> _What is asked_: Check the listing below line by line and report how many lines hold "this", with no other words.

> _Supplied material_:
________________________________________
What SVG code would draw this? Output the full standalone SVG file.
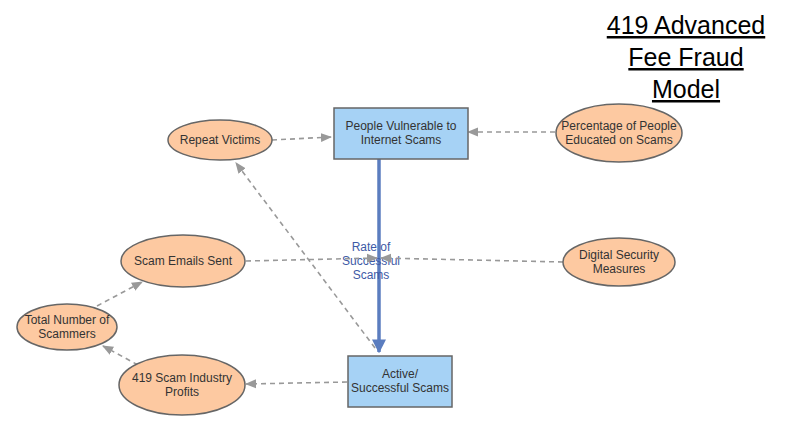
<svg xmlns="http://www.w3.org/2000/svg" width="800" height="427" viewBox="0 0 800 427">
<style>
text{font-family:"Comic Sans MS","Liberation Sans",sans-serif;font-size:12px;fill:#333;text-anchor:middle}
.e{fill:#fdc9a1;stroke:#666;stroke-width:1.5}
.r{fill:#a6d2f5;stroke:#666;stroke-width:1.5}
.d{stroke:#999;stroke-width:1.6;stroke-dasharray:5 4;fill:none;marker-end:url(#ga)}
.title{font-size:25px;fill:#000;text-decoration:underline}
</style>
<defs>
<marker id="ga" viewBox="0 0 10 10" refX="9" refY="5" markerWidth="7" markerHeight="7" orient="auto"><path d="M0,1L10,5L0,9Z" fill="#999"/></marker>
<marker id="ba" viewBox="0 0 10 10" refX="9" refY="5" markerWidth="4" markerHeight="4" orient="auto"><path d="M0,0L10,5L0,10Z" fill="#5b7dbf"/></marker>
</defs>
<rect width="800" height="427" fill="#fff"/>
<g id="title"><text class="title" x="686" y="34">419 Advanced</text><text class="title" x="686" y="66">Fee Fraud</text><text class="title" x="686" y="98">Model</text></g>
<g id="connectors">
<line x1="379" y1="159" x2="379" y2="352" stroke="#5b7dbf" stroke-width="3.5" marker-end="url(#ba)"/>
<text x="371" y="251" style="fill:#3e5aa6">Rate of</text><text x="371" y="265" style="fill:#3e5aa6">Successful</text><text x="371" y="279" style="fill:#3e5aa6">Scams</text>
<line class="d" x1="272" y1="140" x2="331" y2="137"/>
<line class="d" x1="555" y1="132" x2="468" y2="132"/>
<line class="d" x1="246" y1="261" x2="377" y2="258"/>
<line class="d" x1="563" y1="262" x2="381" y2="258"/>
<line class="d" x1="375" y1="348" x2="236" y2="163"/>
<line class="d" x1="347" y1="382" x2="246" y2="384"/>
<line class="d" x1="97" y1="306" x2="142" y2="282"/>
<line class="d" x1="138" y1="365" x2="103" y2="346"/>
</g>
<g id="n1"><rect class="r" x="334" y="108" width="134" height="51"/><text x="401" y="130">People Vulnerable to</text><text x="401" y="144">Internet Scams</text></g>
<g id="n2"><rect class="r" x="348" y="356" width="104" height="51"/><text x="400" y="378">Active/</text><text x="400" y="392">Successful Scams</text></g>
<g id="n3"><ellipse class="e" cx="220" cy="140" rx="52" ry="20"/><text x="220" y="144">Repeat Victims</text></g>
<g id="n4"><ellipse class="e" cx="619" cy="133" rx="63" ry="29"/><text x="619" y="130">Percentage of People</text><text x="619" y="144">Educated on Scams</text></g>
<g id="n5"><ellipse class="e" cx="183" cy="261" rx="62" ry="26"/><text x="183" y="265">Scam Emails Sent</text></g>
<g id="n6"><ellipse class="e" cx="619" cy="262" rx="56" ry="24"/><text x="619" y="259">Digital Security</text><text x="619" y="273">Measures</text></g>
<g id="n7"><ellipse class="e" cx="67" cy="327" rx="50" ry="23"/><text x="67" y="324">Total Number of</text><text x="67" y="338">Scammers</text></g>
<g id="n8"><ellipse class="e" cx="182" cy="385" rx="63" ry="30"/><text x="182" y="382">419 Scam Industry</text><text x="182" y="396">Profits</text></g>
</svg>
________________________________________
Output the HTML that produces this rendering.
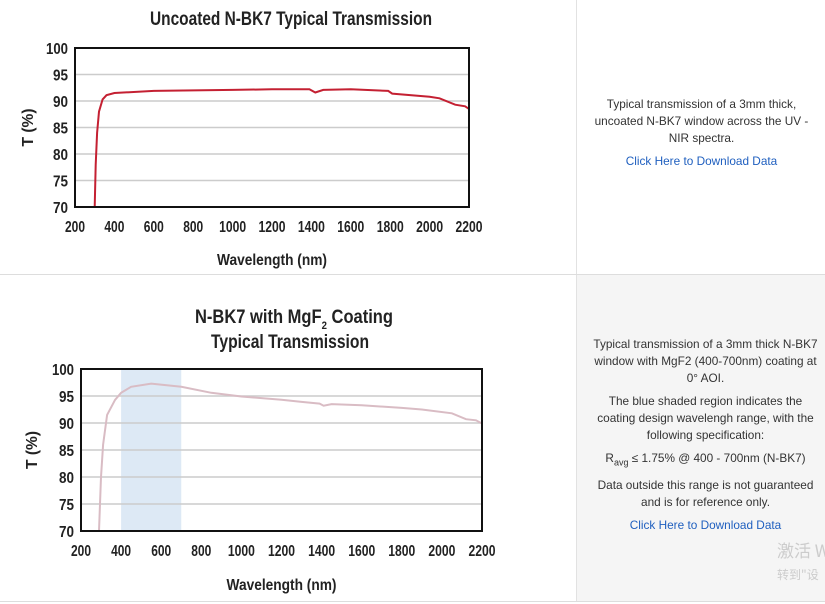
________________________________________
> _Answer in full_: 2